Operational testing ashore and afloat has shown the promise and the limits. The LWSD demonstrator installed on USS Portland disabled an unmanned aerial vehicle in at-sea testing, proving the basic kill chain from sensor handoff to beam delivery. These demonstrations validate that lasers can perform the close-in, low-cost engagements that are painful to address with missiles when dozens or hundreds of cheap UAS may be present.

But the technical constraints remain clear and measurable. Atmospheric effects such as scattering, absorption and thermal blooming reduce delivered beam intensity with range and depending on humidity and aerosols. Shipboard power generation, distribution, and cooling remain the gating factors for sustained high-power firing cycles. Integration with existing combat systems is nontrivial: a tactical laser must receive timely tracks, prioritize among threats, schedule power draws relative to propulsion and sensors, and then execute beam steering and thermal management in the tight real-time loop required for moving platforms. The Congressional Research Service and Navy documentation list these elements as programmatic risks to be managed as the capability scales.

That engineering reality drives an operational conclusion: lasers are becoming a critical component in a layered counter-UAS and close-in defense architecture, not a wholesale replacement for kinetic interceptors. For swarms of commercially available quadcopters or slow-moving reconnaissance UAS, dazzlers and 60 kW-class lasers can be decisive and much more cost effective. For high-speed cruise missiles or hypersonic threats, energy on target and dwell time requirements rise dramatically and current maritime HEL efforts remain, by design, focused on lower speed, lower signature competitions while the research community pursues much higher power concepts.

From an acquisition standpoint the Navy’s approach has been pragmatic: field interim dazzlers and demonstrators to learn operational procedures and then fold lessons into production-class systems. That path shortens the feedback loop between sailors who must operate the systems and engineers who refine reliability, maintainability, and integration. It also reframes readiness: adding a directed energy layer reduces the fleet’s dependence on expensive missile inventories for routine counter-UAS work, improving magazine depth in contested littoral operations. Congressional reporting and Navy budget materials since 2021 show HELIOS and related SSL efforts being funded and iteratively delivered to the fleet for this reason.

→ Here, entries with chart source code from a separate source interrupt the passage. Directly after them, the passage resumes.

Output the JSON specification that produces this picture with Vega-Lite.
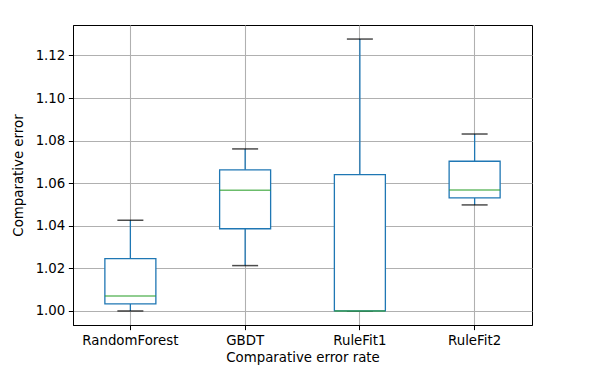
{
  "$schema": "https://vega.github.io/schema/vega-lite/v6.json",
  "autosize": "none",
  "width": 459,
  "height": 300,
  "padding": {"left": 73, "top": 25, "right": 68, "bottom": 61},
  "background": "white",
  "config": {
    "view": {"stroke": "black", "strokeWidth": 1},
    "font": "DejaVu Sans",
    "axis": {
      "labelFont": "DejaVu Sans",
      "titleFont": "DejaVu Sans",
      "labelFontSize": 13.33,
      "titleFontSize": 13.33,
      "titleFontWeight": "normal",
      "labelColor": "black",
      "titleColor": "black",
      "domainColor": "black",
      "tickColor": "black",
      "tickSize": 4.67,
      "labelPadding": 3.5,
      "gridColor": "#b0b0b0",
      "gridWidth": 1.07,
      "gridOpacity": 1
    }
  },
  "data": {
    "values": [
      {"model": "RandomForest", "lo": 1.0, "q1": 1.0033, "median": 1.007, "q3": 1.0246, "hi": 1.0426},
      {"model": "GBDT", "lo": 1.0213, "q1": 1.0386, "median": 1.0567, "q3": 1.0663, "hi": 1.0761},
      {"model": "RuleFit1", "lo": 1.0, "q1": 1.0, "median": 1.0, "q3": 1.064, "hi": 1.1277},
      {"model": "RuleFit2", "lo": 1.0498, "q1": 1.0531, "median": 1.0568, "q3": 1.0703, "hi": 1.0831}
    ]
  },
  "encoding": {
    "x": {
      "field": "model",
      "type": "nominal",
      "sort": ["RandomForest", "GBDT", "RuleFit1", "RuleFit2"],
      "scale": {"paddingInner": 0, "paddingOuter": 0},
      "axis": {"title": "Comparative error rate", "labelAngle": 0, "grid": true, "titlePadding": 4}
    }
  },
  "layer": [
    {
      "mark": {"type": "rule", "color": "#1f77b4", "strokeWidth": 1.3},
      "encoding": {
        "y": {
          "field": "lo",
          "type": "quantitative",
          "scale": {"domain": [0.9934, 1.1343], "nice": false, "zero": false},
          "axis": {"title": "Comparative error", "format": ".2f", "values": [1.0, 1.02, 1.04, 1.06, 1.08, 1.1, 1.12], "grid": true, "titlePadding": 10}
        },
        "y2": {"field": "hi"}
      }
    },
    {
      "mark": {"type": "tick", "color": "black", "size": 26, "thickness": 1.5},
      "encoding": {"y": {"field": "hi", "type": "quantitative"}}
    },
    {
      "mark": {"type": "tick", "color": "black", "size": 26, "thickness": 1.5},
      "encoding": {"y": {"field": "lo", "type": "quantitative"}}
    },
    {
      "mark": {"type": "bar", "fill": "white", "stroke": "#1f77b4", "strokeWidth": 1.3, "width": 51},
      "encoding": {
        "y": {"field": "q1", "type": "quantitative"},
        "y2": {"field": "q3"}
      }
    },
    {
      "mark": {"type": "tick", "color": "#2ca02c", "size": 51, "thickness": 1.5},
      "encoding": {"y": {"field": "median", "type": "quantitative"}}
    }
  ]
}
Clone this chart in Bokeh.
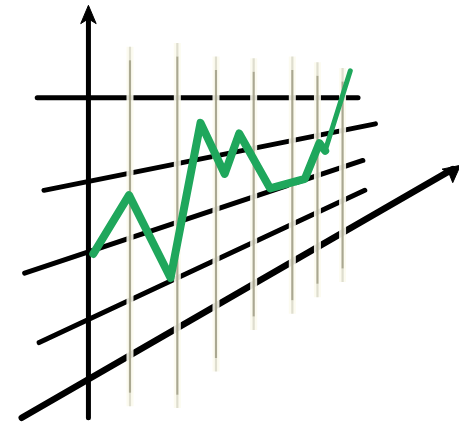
from bokeh.plotting import figure
from bokeh.models import Range1d
from bokeh.embed import file_html
from bokeh.resources import INLINE

# ---- data (in picture pixel units) ----
# vertical (beige) grid lines
grid_x = [134, 183, 223, 262, 302, 328, 354]
grid_top = [48, 44, 58, 60, 58, 64, 70]
grid_bottom = [421, 423, 385, 342, 325, 308, 292]

# black perspective lines: start/end points
line_x0 = [38, 45, 25, 40, 22]
line_y0 = [101, 197, 283, 355, 433]
line_x1 = [370, 388, 375, 377, 468]
line_y1 = [101, 128, 166, 197, 175]
line_w = [5, 5, 5, 5, 6.5]

# vertical axis
axis_x = [91, 91]
axis_y = [433, 20]

# green series
series_x = [96, 133, 176, 207, 232, 247, 279, 315, 330, 336, 362]
series_y = [263, 202, 288, 127, 180, 138, 195, 185, 148, 156, 73]

GREEN = "#1fa75c"

p = figure(width=459, height=424, output_backend="svg", toolbar_location=None,
           x_range=Range1d(0, 475), y_range=Range1d(440, 0), min_border=0)
p.axis.visible = False
p.grid.visible = False
p.outline_line_color = None
p.background_fill_color = "white"

# black lines
for x0, y0, x1, y1, w in zip(line_x0, line_y0, line_x1, line_y1, line_w):
    p.line([x0, x1], [y0, y1], line_width=w, line_color="black", line_cap="round")
p.line(axis_x, axis_y, line_width=5, line_color="black", line_cap="round")

# arrow heads
p.patch([91, 83, 91, 99], [5, 24, 19, 24], fill_color="black", line_color="black", line_width=1)
p.patch([476, 457, 464, 468], [171, 175, 179, 189], fill_color="black", line_color="black", line_width=1)

# grid lines with soft halo and faded ends
for gx, gt, gb in zip(grid_x, grid_top, grid_bottom):
    fade = 14
    p.line([gx, gx], [gt, gb], line_width=7, line_color="#fcfbee", line_alpha=0.9)
    p.line([gx, gx], [gt + fade, gb - fade], line_width=2.2, line_color="#aaa891")
    p.line([gx, gx], [gt, gt + fade], line_width=2.2, line_color="#aaa891", line_alpha=0.35)
    p.line([gx, gx], [gb - fade, gb], line_width=2.2, line_color="#aaa891", line_alpha=0.35)

# green series line
p.line(series_x[:-1], series_y[:-1], line_width=8, line_color=GREEN, line_join="round", line_cap="round")
p.line(series_x[-2:], series_y[-2:], line_width=5, line_color=GREEN, line_cap="round")

open("out.html", "w").write(file_html(p, INLINE))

Where should observers, planners, and technologists focus next? First, measures of effectiveness during realistic, degraded-atmosphere tests matter. A system that works in a clear test range can still struggle in salt spray, dust, or sand-laden environments. Second, ship electrical architecture upgrades will be required if navies want high-power lasers to be more than episodic. Third, doctrine and rules of engagement for dazzlers versus hard-kill firing need to be codified because legal and collateral damage considerations differ between sensor defeat and structural destruction. Finally, the fleet must be resourced to sustain integration testing that pairs lasers with existing air and surface sensors so that automations can reliably hand off tracks under cluttered conditions. These are engineering and policy fixes; none are insurmountable, but all require sustained attention rather than one-off demonstrations.

In short, as of the available open-source test history the Navy has moved directed energy from curiosity to capability for counter-UAS missions. Demonstrations aboard Ponce, Dewey, Portland and the delivery of HELIOS hardware show forward progress on both dazzlers and hard-kill lasers. The technology is operationally relevant today for a specific envelope of threats, and it is maturing along a path that addresses the very real constraints of power, cooling and atmosphere. Expect directed energy to expand as one layer within a hybrid defensive architecture, with continued testing and shipboard integration the immediate priorities if the Navy intends to rely on lasers when magazine depth and cost exchange dominate the tactical calculus.